To avoid the complexity of websites, many businesses turn to marketplaces. Platforms like Amazon provide traffic and infrastructure. But they come at a price. Amazon typically charges referral fees that are often around 15 percent per sale, depending on the category. When you add advertising costs and logistics, margins can shrink significantly.
More importantly, you do not own the customer. The platform does. This creates dependency. Your business grows, but inside someone else’s ecosystem, where rules, pricing, and visibility are controlled externally.
At the same time, a new model is growing rapidly. Instead of sending users to websites or marketplaces, businesses are selling directly inside social platforms.

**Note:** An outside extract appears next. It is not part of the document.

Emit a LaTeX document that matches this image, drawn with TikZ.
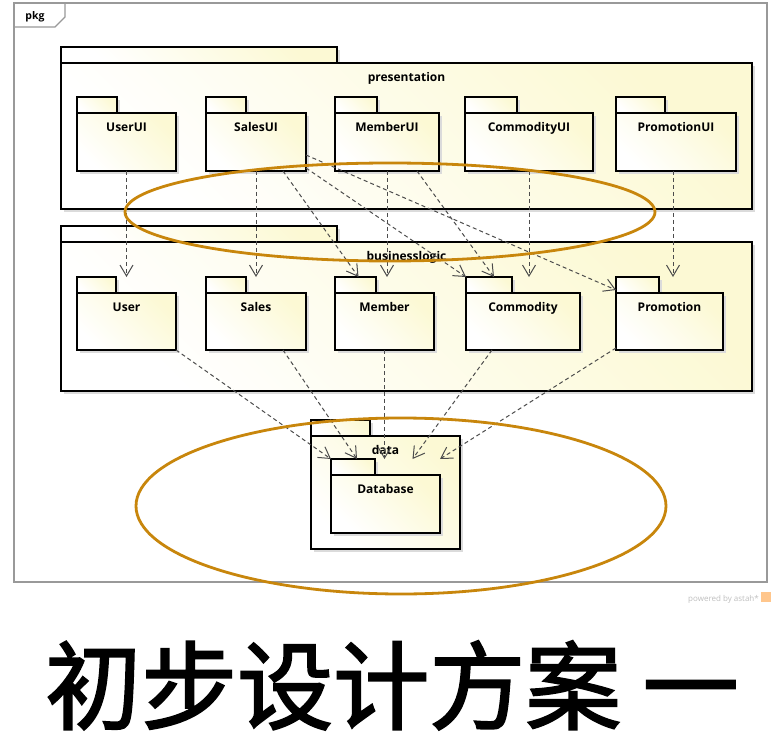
\documentclass[tikz,border=0pt]{standalone}
\usepackage{fontspec}
\setmainfont{Open Sans}
\newfontfamily\cjk[FakeBold=2]{Noto Sans CJK SC}
\usetikzlibrary{arrows.meta,positioning,shadows}

\definecolor{pkgfill}{RGB}{252,249,212}
\definecolor{ringcol}{RGB}{200,134,12}

\begin{document}
\begin{tikzpicture}[
  x=1pt, y=-1pt,
  pkgbox/.style={draw, line width=1.6pt, rectangle, inner sep=0pt, outer sep=0pt,
    top color=pkgfill, bottom color=white, shading angle=-45,
    drop shadow={shadow xshift=3pt, shadow yshift=-3pt, fill=black!14, opacity=1}},
  pkgtab/.style={pkgbox, minimum height=16pt, anchor=south west},
  pkgbody/.style={pkgbox, anchor=north west},
  pkgname/.style={font=\bfseries\fontsize{12}{14}\selectfont, inner sep=0pt, anchor=base},
  dep/.style={-{Straight Barb[length=11pt, width=13pt]}, line width=1pt, black!70,
    dash pattern=on 4pt off 3pt},
  ring/.style={draw=ringcol, line width=2.8pt},
  frame/.style={draw=black!40, line width=1.2pt}
]
\fill[white] (0,0) rectangle (779,746);
\useasboundingbox (0,0) rectangle (779,746);

% outer frame
\draw[frame, fill=white] (14,3) rectangle (767,582);
\draw[frame] (14,27) -- (55,27) -- (65,17) -- (65,3);
\node[font=\bfseries\fontsize{10.5}{12}\selectfont, inner sep=0pt, anchor=base] (pkglbl) at (35,20) {pkg};

% presentation layer
\node[pkgtab, minimum width=276pt] (prestab) at (61,63) {};
\node[pkgbody, minimum width=691pt, minimum height=146pt] (pres) at (prestab.south west) {};
\node[pkgname] (preslbl) at ([yshift=-18.5pt]pres.north) {presentation};

\node[pkgtab, minimum width=40pt] (useruitab) at (77,113) {};
\node[pkgbody, minimum width=99pt, minimum height=58pt] (userui) at (useruitab.south west) {};
\node[pkgname] (useruilbl) at ([yshift=-18.5pt]userui.north) {UserUI};

\node[pkgtab, minimum width=40pt] (salesuitab) at (206,113) {};
\node[pkgbody, minimum width=100pt, minimum height=58pt] (salesui) at (salesuitab.south west) {};
\node[pkgname] (salesuilbl) at ([yshift=-18.5pt]salesui.north) {SalesUI};

\node[pkgtab, minimum width=42pt] (memberuitab) at (335,113) {};
\node[pkgbody, minimum width=104pt, minimum height=58pt] (memberui) at (memberuitab.south west) {};
\node[pkgname] (memberuilbl) at ([yshift=-18.5pt]memberui.north) {MemberUI};

\node[pkgtab, minimum width=52pt] (commodityuitab) at (465,113) {};
\node[pkgbody, minimum width=128pt, minimum height=58pt] (commodityui) at (commodityuitab.south west) {};
\node[pkgname] (commodityuilbl) at ([yshift=-18.5pt]commodityui.north) {CommodityUI};

\node[pkgtab, minimum width=49pt] (promotionuitab) at (616,113) {};
\node[pkgbody, minimum width=120pt, minimum height=58pt] (promotionui) at (promotionuitab.south west) {};
\node[pkgname] (promotionuilbl) at ([yshift=-18.5pt]promotionui.north) {PromotionUI};

% businesslogic layer
\node[pkgtab, minimum width=276pt] (blogictab) at (61,242) {};
\node[pkgbody, minimum width=691pt, minimum height=149pt] (blogic) at (blogictab.south west) {};
\node[pkgname] (blogiclbl) at ([yshift=-18.5pt]blogic.north) {businesslogic};

\node[pkgtab, minimum width=39pt] (usertab) at (77,293) {};
\node[pkgbody, minimum width=99pt, minimum height=57pt] (user) at (usertab.south west) {};
\node[pkgname] (userlbl) at ([yshift=-18.5pt]user.north) {User};

\node[pkgtab, minimum width=40pt] (salestab) at (206,293) {};
\node[pkgbody, minimum width=100pt, minimum height=57pt] (sales) at (salestab.south west) {};
\node[pkgname] (saleslbl) at ([yshift=-18.5pt]sales.north) {Sales};

\node[pkgtab, minimum width=41pt] (membertab) at (335,293) {};
\node[pkgbody, minimum width=99pt, minimum height=57pt] (member) at (membertab.south west) {};
\node[pkgname] (memberlbl) at ([yshift=-18.5pt]member.north) {Member};

\node[pkgtab, minimum width=46pt] (commoditytab) at (466,293) {};
\node[pkgbody, minimum width=114pt, minimum height=57pt] (commodity) at (commoditytab.south west) {};
\node[pkgname] (commoditylbl) at ([yshift=-18.5pt]commodity.north) {Commodity};

\node[pkgtab, minimum width=43pt] (promotiontab) at (616,293) {};
\node[pkgbody, minimum width=107pt, minimum height=57pt] (promotion) at (promotiontab.south west) {};
\node[pkgname] (promotionlbl) at ([yshift=-18.5pt]promotion.north) {Promotion};

% data layer
\node[pkgtab, minimum width=59pt] (datatab) at (311,436) {};
\node[pkgbody, minimum width=149pt, minimum height=113pt] (data) at (datatab.south west) {};
\node[pkgname] (datalbl) at ([yshift=-18.5pt]data.north) {data};

\node[pkgtab, minimum width=44pt] (databasetab) at (331,475) {};
\node[pkgbody, minimum width=109pt, minimum height=58pt] (database) at (databasetab.south west) {};
\node[pkgname] (databaselbl) at ([yshift=-18.5pt]database.north) {Database};

% dependencies
\draw[dep] (userui.south) -- (userui.south |- usertab.north);
\draw[dep] (salesui.south) -- (salesui.south |- salestab.north);
\draw[dep] ([xshift=27pt]salesui.south) -- ([xshift=3pt]membertab.north);
\draw[dep] ([yshift=3pt]salesui.south east) -- (commoditytab.north west);
\draw[dep] ([yshift=16pt]salesui.south east) -- ([yshift=3pt]promotiontab.south west);
\draw[dep] (memberui.south) -- (memberui.south |- membertab.north);
\draw[dep] ([xshift=30pt]memberui.south) -- ([xshift=5pt]commoditytab.north);
\draw[dep] (commodityui.south) -- (commodityui.south |- commoditytab.north);
\draw[dep] ([xshift=-3pt]promotionui.south) -- ([xshift=-3pt]promotionui.south |- promotiontab.north);
\draw[dep] (user.south east) -- (databasetab.north west);
\draw[dep] ([xshift=27pt]sales.south) -- ([xshift=4pt]databasetab.north);
\draw[dep] (member.south) -- (member.south |- databasetab.north);
\draw[dep] ([xshift=26pt]commodity.south west) -- ([xshift=27pt]database.north |- databasetab.north);
\draw[dep] ([yshift=2pt]promotion.south west) -- (database.north east |- databasetab.north);

% highlight rings
\draw[ring] (390,212) ellipse [x radius=265pt, y radius=49pt];
\draw[ring] (401,506) ellipse [x radius=265pt, y radius=88pt];

% watermark and caption
\node[font=\fontsize{8}{9}\selectfont, text=black!25, inner sep=0pt, anchor=base east] (astah) at (759,601) {powered by astah*};
\node[fill=orange!45, minimum size=10pt, inner sep=0pt] (astahicon) at (766,597) {};
\node[font=\cjk\fontsize{96}{110}\selectfont, inner sep=0pt, anchor=base] (caption) at (392,722) {初步设计方案 一};
\end{tikzpicture}
\end{document}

On Instagram and TikTok, users discover products, ask questions, and move toward purchase without leaving the app.
This is already happening at scale. In 2026, TikTok Shop alone is projected to generate around 23.41 billion dollars in ecommerce sales in the US, with nearly 48 percent annual growth. More than 51 percent of social commerce buyers in the US are expected to purchase through TikTok. These numbers clearly show a shift in user preference. People want to buy where they already spend their time.
Websites were designed for a different type of user behavior. They assume users arrive with intent, compare options, and follow structured steps. But social media users behave differently. Their decisions are faster, more emotional, and context driven. When you force a social media user into a traditional website flow, you introduce friction. Page loading, navigation, multiple steps, and form filling all reduce conversion. This is why businesses often see high traffic but low sales. The issue is not demand. It is friction. When over 70 percent of users abandon checkout, every extra step becomes expensive.
A website is not a one time project. It is an ongoing system that requires constant attention. It needs updates, security monitoring, performance optimization, payment integration, and mobile responsiveness. These are ongoing costs, regardless of whether revenue increases. For small businesses, this creates a constant drain on time, money, and focus. In contrast, social platforms remove much of this burden. The infrastructure already exists, users are already there, and the environment is familiar.
The replacement is not a lack of structure. It is a different structure. Instead of websites, businesses are building sales systems directly inside social platforms. Content becomes the entry point. Conversations become the funnel. Interaction becomes the driver of conversion. This aligns with how users behave today. People do not want to leave an app, search again, and go through a long process. They want speed, clarity, and immediacy. Shortening the path from discovery to purchase directly impacts revenue.
Website based selling is not completely disappearing. Large brands and complex operations will always need structured platforms. But for many small and medium sized businesses, websites are no longer the most efficient starting point. When social commerce reaches 100 billion dollars, when platforms like TikTok generate tens of billions in sales, when over 70 percent of users drop off in traditional checkout flows, and when marketplaces take around 15 percent per transaction, the pressure on traditional ecommerce becomes clear. The center of gravity is shifting. The future of selling is moving closer to where attention already exists. And today, that place is inside social platforms.